Safety Considerations During Wireless Pitot Tube Setup

While wireless tools reduce trip hazards from hoses, they introduce other safety considerations.

Ladder and Confined Space Safety

You will often need to access ductwork in ceilings or above drop ceilings. The wireless setup allows you to place the pitot tube and transmitter on a ladder, then move to a safe location to monitor the data. Fact: Do not stay on the ladder while performing a long-duration SoO test. Set the probe, secure the transmitter (use a lanyard to prevent drops), and descend. This is a key safety advantage of wireless tools, but only if you actually use it.

Electrical Hazards

VFDs and motor control centers (MCCs) can generate electromagnetic interference (EMI) that affects wireless signals. Fact: Keep the wireless receiver at least 3 feet away from VFD cabinets. If you must place the transmitter near a VFD (because that is where the duct is), use a shielded pitot tube cable if available, or switch to a wired connection for that specific test point. The risk of data corruption from EMI is low but real.

Practical Takeaway

The wireless pitot tube is a powerful tool for sequence of operations verification, but it is not a magic wand. The physics of airflow measurement remain unchanged—proper traverse technique, correct probe positioning, and air density correction are still mandatory.
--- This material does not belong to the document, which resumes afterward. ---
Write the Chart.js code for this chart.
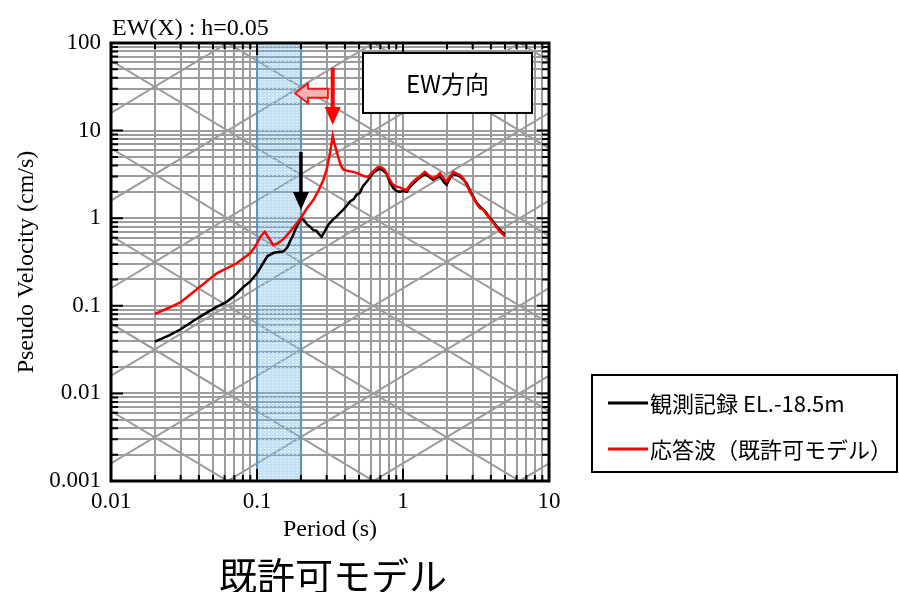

The wireless capability simply gives you the freedom to monitor data from a safe distance and log it for later analysis. When you encounter a reading that defies logic, trust the physical evidence over the digital display. If the numbers do not make sense, check the probe position, zero the manometer, and verify the wireless signal before assuming the system is broken. And when the problem persists, call for backup. A senior technician's experience with airflow dynamics is worth more than any tool in your bag.